Hi everyone,
I have just started the bioinformatic analysis of my first ever ONT long-read sample and I'm quite lost, so I have several questions.
Sequencing output
To put you in context, we're interested in the sequence but also in methylation detection. Basecalling was done by the sequencing department (model dna_r10.4.1_e8.2_400bps_sup@v4.3). I recieved two type of files:
- BAM files
- FASTQ files
Here comes question #1. The FASTQ is the read sequence and the BAM is the position of modified bases taking the sequencing reads as the reference sequence, right? So, for now, to only map the reads to the reference genome, I can ignore ghe BAMs, right?
Sequencing QC
To my understanding, N50, Gb output and base quality are the most important parameters.

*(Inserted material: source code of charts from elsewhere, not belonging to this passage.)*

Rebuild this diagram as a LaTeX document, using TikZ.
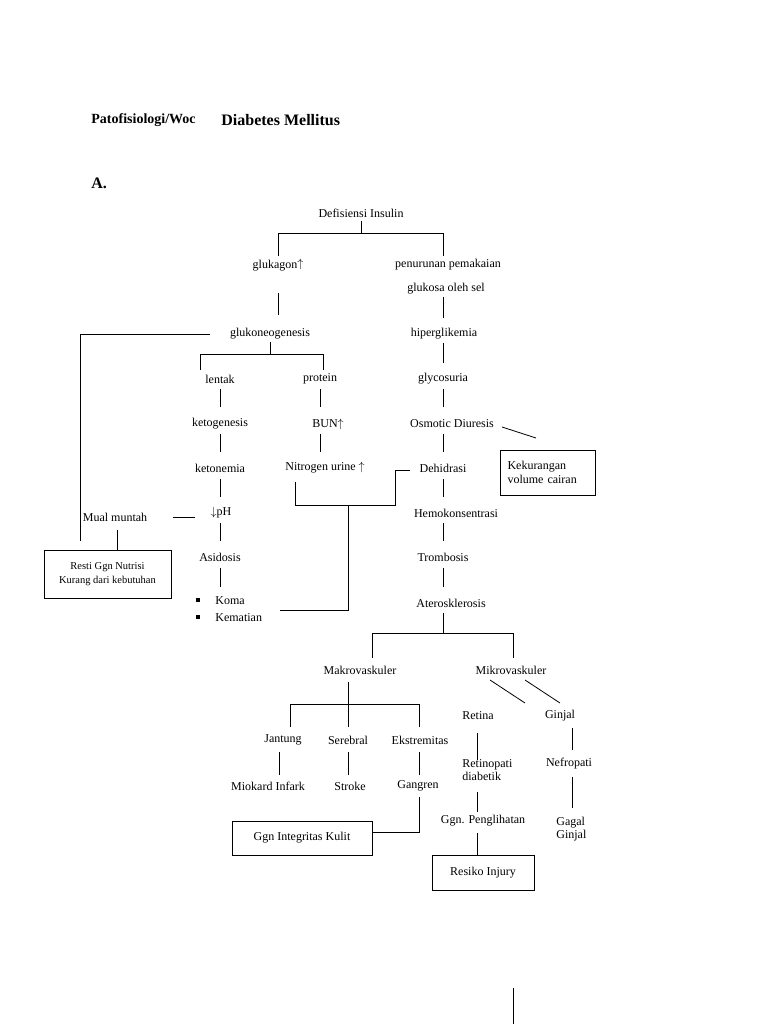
\documentclass[tikz,border=0pt]{standalone}
\usepackage{fontspec}
\setmainfont{Liberation Serif}
\begin{document}
\begin{tikzpicture}[x=1pt,y=-1pt,
  t/.style={inner sep=0pt,font=\fontsize{12}{13}\selectfont,align=center},
  tl/.style={t,anchor=west,align=left},
  bx/.style={draw,thick,inner sep=0pt},
  every path/.style={line width=0.8pt}]
\useasboundingbox (0,0) rectangle (768,1024);
\node[anchor=west,inner sep=0pt,font=\fontsize{14}{16}\selectfont\bfseries] (tit) at (91,120) {Patofisiologi/Woc};
\node[anchor=west,inner sep=0pt,font=\fontsize{16}{18}\selectfont\bfseries] (tit2) at (221,120) {Diabetes Mellitus};
\node[anchor=west,inner sep=0pt,font=\fontsize{16}{18}\selectfont\bfseries] (A) at (91,183) {A.};
% nodes
\node[t] (def) at (361,213) {Defisiensi Insulin};
\node[t] (glukagon) at (278,265) {glukagon\raisebox{0.5pt}{$\uparrow$}};
\node[t] (penurunan) at (448,265) {penurunan pemakaian};
\node[t] (glukosa) at (446,289) {glukosa oleh sel};
\node[t] (gluko) at (270,334) {glukoneogenesis};
\node[t] (hiper) at (444,334) {hiperglikemia};
\node[t] (lentak) at (220,379) {lentak};
\node[t] (protein) at (320,379) {protein};
\node[t] (glyco) at (443,379) {glycosuria};
\node[t] (keto) at (220,424) {ketogenesis};
\node[t] (bun) at (328,424) {BUN$\uparrow$};
\node[t] (osm) at (452,424) {Osmotic Diuresis};
\node[t] (ketonemia) at (220,468) {ketonemia};
\node[t] (nitro) at (325,468) {Nitrogen urine $\uparrow$};
\node[t] (dehi) at (443,468) {Dehidrasi};
\node[t] (ph) at (221,513) {$\downarrow$pH};
\node[t] (mual) at (115,517) {Mual muntah};
\node[t] (hemo) at (456,513) {Hemokonsentrasi};
\node[t] (asi) at (220,557) {Asidosis};
\node[t] (trom) at (443,557) {Trombosis};
\node[tl] (koma) at (215,601) {Koma};
\node[tl] (kem) at (215,618) {Kematian};
\node[inner sep=0pt,fill,minimum size=4pt] (b1) at (198,600) {};
\node[inner sep=0pt,fill,minimum size=4pt] (b2) at (198,617) {};
\node[t] (ater) at (451,603) {Aterosklerosis};
\node[bx,minimum width=127pt,minimum height=48pt,font=\fontsize{10.5}{14}\selectfont,align=center] (resti) at (107.5,574) {Resti Ggn Nutrisi\\Kurang dari kebutuhan};
\node[bx,minimum width=95pt,minimum height=45pt,font=\fontsize{12}{14}\selectfont,align=left,text width=80pt] (kek) at (547.5,472.5) {Kekurangan\\volume cairan};
\node[t] (makro) at (360,670) {Makrovaskuler};
\node[t] (mikro) at (511,670) {Mikrovaskuler};
\node[t] (retina) at (478,716) {Retina};
\node[t] (ginjal) at (560,716) {Ginjal};
\node[t] (jan) at (283,740) {Jantung};
\node[t] (ser) at (348,740) {Serebral};
\node[t] (eks) at (420,740) {Ekstremitas};
\node[tl] (retino) at (462,770) {Retinopati\\diabetik};
\node[t] (nef) at (569,764) {Nefropati};
\node[t] (mio) at (268,786) {Miokard Infark};
\node[t] (str) at (350,786) {Stroke};
\node[t] (gang) at (418,786) {Gangren};
\node[t] (peng) at (483,821) {Ggn. Penglihatan};
\node[tl] (gagal) at (556,829) {Gagal\\Ginjal};
\node[bx,minimum width=140pt,minimum height=34pt,font=\fontsize{12}{14}\selectfont] (integ) at (302,838) {Ggn Integritas Kulit};
\node[bx,minimum width=102pt,minimum height=35pt,font=\fontsize{12}{14}\selectfont] (inj) at (483,872.5) {Resiko Injury};
% connectors
\draw (361,221) -- (361,233) (278,256) |- (443,233) -- (443,256);
\draw (278,293) -- (278,315);
\draw (443,297) -- (443,318);
\draw (210,334) -- (80,334) -- (80,541);
\draw (270,342) -- (270,354) (200,370) |- (323,354) -- (323,370);
\draw (220,389) -- (220,407) (220,434) -- (220,452) (220,479) -- (220,497) (220,523) -- (220,541) (220,568) -- (220,587);
\draw (320,389) -- (320,407) (320,434) -- (320,452);
\draw (173,517) -- (195,517);
\draw (117,530) -- (117,550);
\draw (295,482) -- (295,505) -- (395,505) -- (395,470) -- (410,470);
\draw (348,505) -- (348,610) -- (280,610);
\draw (443,343) -- (443,363) (443,389) -- (443,407) (443,434) -- (443,452) (443,479) -- (443,497) (443,523) -- (443,541) (443,568) -- (443,587);
\draw (502,427) -- (536,438);
\draw (443,613) -- (443,633) (372,658) |- (513,633) -- (513,658);
\draw (348,682) -- (348,704) (290,727) |- (419,704) -- (419,727) (348,704) -- (348,727);
\draw (490,680) -- (525,703) (525,680) -- (560,703);
\draw (279,752) -- (279,775) (348,752) -- (348,775) (419,752) -- (419,775);
\draw (419,797) -- (419,832) -- (373,832);
\draw (477,733) -- (477,760) (477,792) -- (477,812) (477,833) -- (477,855);
\draw (572,728) -- (572,750) (572,777) -- (572,808);
\draw (513,988) -- (513,1024);
\end{tikzpicture}
\end{document}
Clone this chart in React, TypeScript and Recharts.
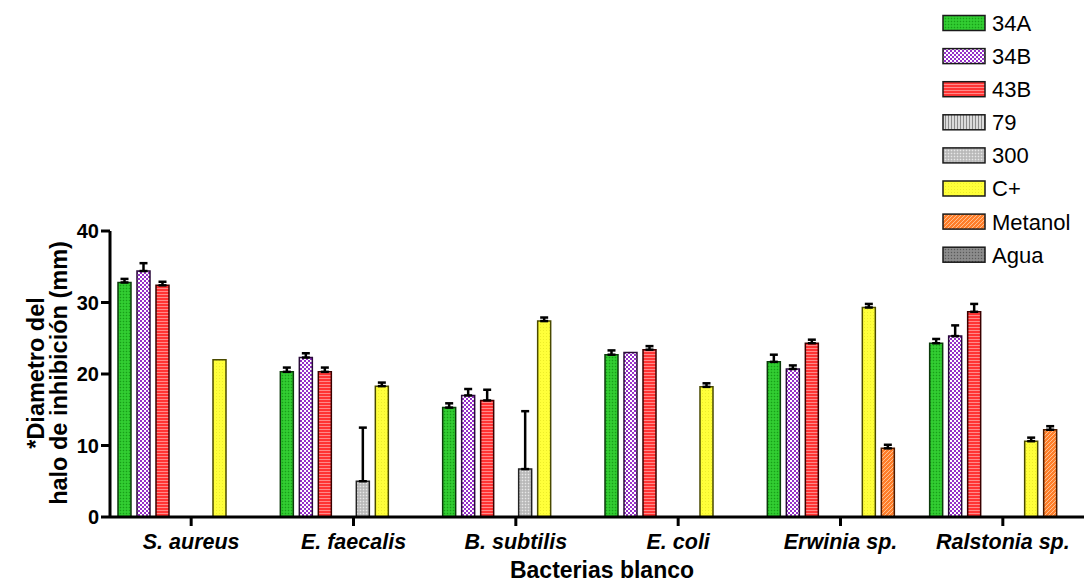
import React from 'react';
import { BarChart, Bar, XAxis, YAxis, ErrorBar } from 'recharts';

const categories = ['S. aureus', 'E. faecalis', 'B. subtilis', 'E. coli', 'Erwinia sp.', 'Ralstonia sp.'];

const values34A = [32.8, 20.3, 15.3, 22.7, 21.7, 24.3];
const err34A = [0.5, 0.6, 0.6, 0.6, 1.0, 0.6];
const values34B = [34.4, 22.3, 17.0, 23.0, 20.7, 25.3];
const err34B = [1.1, 0.6, 0.9, null, 0.5, 1.5];
const values43B = [32.4, 20.3, 16.3, 23.4, 24.3, 28.7];
const err43B = [0.5, 0.6, 1.5, 0.5, 0.5, 1.1];
const values79 = [null, null, null, null, null, null];
const err79 = [null, null, null, null, null, null];
const values300 = [null, 5.0, 6.7, null, null, null];
const err300 = [null, 7.5, 8.1, null, null, null];
const valuesCpos = [22.0, 18.3, 27.4, 18.2, 29.3, 10.6];
const errCpos = [null, 0.5, 0.5, 0.5, 0.5, 0.5];
const valuesMetanol = [null, null, null, null, 9.6, 12.2];
const errMetanol = [null, null, null, null, 0.5, 0.5];
const valuesAgua = [null, null, null, null, null, null];
const errAgua = [null, null, null, null, null, null];

const yTicks = [0, 10, 20, 30, 40];

const series = [
  { key: '34A', values: values34A, errs: err34A, fill: 'url(#p34A)', stroke: '#0b3a0b' },
  { key: '34B', values: values34B, errs: err34B, fill: 'url(#p34B)', stroke: '#2a0a3a' },
  { key: '43B', values: values43B, errs: err43B, fill: 'url(#p43B)', stroke: '#3a0000' },
  { key: '79', values: values79, errs: err79, fill: 'url(#p79)', stroke: '#222222' },
  { key: '300', values: values300, errs: err300, fill: 'url(#p300)', stroke: '#222222' },
  { key: 'C+', values: valuesCpos, errs: errCpos, fill: 'url(#pCpos)', stroke: '#4a4a00' },
  { key: 'Metanol', values: valuesMetanol, errs: errMetanol, fill: 'url(#pMet)', stroke: '#4a1a00' },
  { key: 'Agua', values: valuesAgua, errs: errAgua, fill: 'url(#pAgua)', stroke: '#222222' },
];

const data = categories.map((name, i) => {
  const row: any = { name };
  series.forEach((s) => {
    row[s.key] = s.values[i];
    row[s.key + '_err'] = s.errs[i] == null ? null : [0, s.errs[i]];
  });
  return row;
});

const FONT = '"Liberation Sans", Arial, Helvetica, sans-serif';

const Patterns = () => (
  <defs>
    <pattern id="p34A" width="3" height="3" patternUnits="userSpaceOnUse">
      <rect width="3" height="3" fill="#2bc62b" />
      <rect x="0" y="0" width="1" height="1" fill="#1a9a1a" />
      <rect x="1.5" y="1.5" width="1" height="1" fill="#4ade4a" />
    </pattern>
    <pattern id="p34B" width="4" height="4" patternUnits="userSpaceOnUse">
      <rect width="4" height="4" fill="#ffffff" />
      <rect x="0" y="0" width="2" height="2" fill="#9530c8" />
      <rect x="2" y="2" width="2" height="2" fill="#9530c8" />
    </pattern>
    <pattern id="p43B" width="3" height="3" patternUnits="userSpaceOnUse">
      <rect width="3" height="3" fill="#ff3434" />
      <rect x="0" y="0" width="3" height="1" fill="#ff8a8a" />
    </pattern>
    <pattern id="p79" width="3" height="3" patternUnits="userSpaceOnUse">
      <rect width="3" height="3" fill="#dcdcdc" />
      <rect x="0" y="0" width="1" height="3" fill="#8c8c8c" />
    </pattern>
    <pattern id="p300" width="3" height="3" patternUnits="userSpaceOnUse">
      <rect width="3" height="3" fill="#c4c4c4" />
      <rect x="0" y="0" width="1" height="1" fill="#e8e8e8" />
      <rect x="1.5" y="1.5" width="1" height="1" fill="#9a9a9a" />
    </pattern>
    <pattern id="pCpos" width="3" height="3" patternUnits="userSpaceOnUse">
      <rect width="3" height="3" fill="#ffff3a" />
      <rect x="0" y="0" width="1" height="1" fill="#ecec2a" />
    </pattern>
    <pattern id="pMet" width="4" height="4" patternUnits="userSpaceOnUse">
      <rect width="4" height="4" fill="#ff7e2a" />
      <path d="M0,4 L4,0 M-1,1 L1,-1 M3,5 L5,3" stroke="#ffc090" strokeWidth="1" />
    </pattern>
    <pattern id="pAgua" width="3" height="3" patternUnits="userSpaceOnUse">
      <rect width="3" height="3" fill="#858585" />
      <rect x="0" y="0" width="1" height="1" fill="#5a5a5a" />
      <rect x="1.5" y="1.5" width="1" height="1" fill="#a0a0a0" />
    </pattern>
  </defs>
);

const LegendBlock = () => (
  <g>
    {series.map((s, i) => {
      const cy = 23 + i * 33.1;
      return (
        <g key={s.key}>
          <rect x={943} y={cy - 7.5} width={42} height={15} fill={s.fill} stroke="#1a1a1a" strokeWidth={1.5} />
          <text x={992} y={cy} dy="0.36em" fontSize={22} fontFamily={FONT} fill="#000">
            {s.key}
          </text>
        </g>
      );
    })}
  </g>
);

const AxisTitles = () => (
  <g fontFamily={FONT} fontWeight="bold" fill="#000">
    <text transform="translate(44,373) rotate(-90)" textAnchor="middle" fontSize={23.5}>
      *Diametro del
    </text>
    <text transform="translate(67,373) rotate(-90)" textAnchor="middle" fontSize={23.5}>
      halo de inhibición (mm)
    </text>
    <text x={602} y={578} textAnchor="middle" fontSize={23}>
      Bacterias blanco
    </text>
  </g>
);

export default function App() {
  return (
    <div style={{ position: 'absolute', left: 0, top: 0, width: 1084, height: 583, background: '#fff' }}>
      <BarChart
        width={1084}
        height={583}
        data={data}
        margin={{ top: 231, right: 0, bottom: 0, left: 30 }}
        barCategoryGap={8}
        barGap={6}
      >
        <Patterns />
        <XAxis
          dataKey="name"
          height={66}
          axisLine={{ stroke: '#000', strokeWidth: 3 }}
          tickLine={{ stroke: '#000', strokeWidth: 3 }}
          tickSize={9}
          tickMargin={8}
          interval={0}
          tick={{ fontSize: 21.5, fontWeight: 'bold', fontStyle: 'italic', fill: '#000', fontFamily: FONT }}
        />
        <YAxis
          width={80}
          domain={[0, 40]}
          ticks={yTicks}
          interval={0}
          axisLine={{ stroke: '#000', strokeWidth: 3 }}
          tickLine={{ stroke: '#000', strokeWidth: 3 }}
          tickSize={9}
          tickMargin={2}
          tick={{ fontSize: 20, fontWeight: 'bold', fill: '#000', fontFamily: FONT }}
        />
        {series.map((s) => (
          <Bar
            key={s.key}
            dataKey={s.key}
            fill={s.fill}
            stroke={s.stroke}
            strokeWidth={1.5}
            isAnimationActive={false}
          >
            <ErrorBar dataKey={s.key + '_err'} direction="y" width={4} stroke="#000" strokeWidth={2.5} isAnimationActive={false} />
          </Bar>
        ))}
        <LegendBlock />
        <AxisTitles />
      </BarChart>
    </div>
  );
}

For this QC I used NanoPlot
which I read is the standard and serves as an anologous to FastQC
. I am content enough with the seuencing output.
Mapping
Then, I ran the mapping against the reference genome using minimap2
.
There I encountered my first problem, when I use the -c/-a
options (which do base-level mapping) I get NO mapping reads. Otherwise, running minimap2
with the deafult approximate mapping (no -c/-a
options) I do get many records in the PAF file, but I don't know if I can trust them.
Mapping QC
Here I couldn't find any guides/pipelines/tools to do the QC of the mapping job. So my quesiton #2 is: what about mapping/alignment quality?
I could find the dotplot appears to be a commonly used way to check how much the query (our sequencing reads) matches the reference (reference genome). I undesrstood that good quality would mean a mostly diagonal line, I don't know if this is correct. Then, when I plot my data I can only see vertical lines
paf <- read.table("file.paf", fill = TRUE,
col.names = paste0("V",seq_len(max(count.fields("file.paf", sep = "\t")))))
ggplot(data = paf) +
geom_segment(aes(x = V8, xend = V9, y = V3, yend = V4))
I also used the pafr
R package and got no dotplot. When I checked the chromosome-level coverage of the genome it was OK, all the chromsomes were covered.
Sorry for the long message. Does sombody have a clue about what is happening with this data? Can I trust this data? Did I do something wrong? Any feedback/help will be much appreciated.
If you are not working with methylation calls you can simply use the fastq format files for all analysis. Assuming both BAM and fastq were produced using identical basecalling model.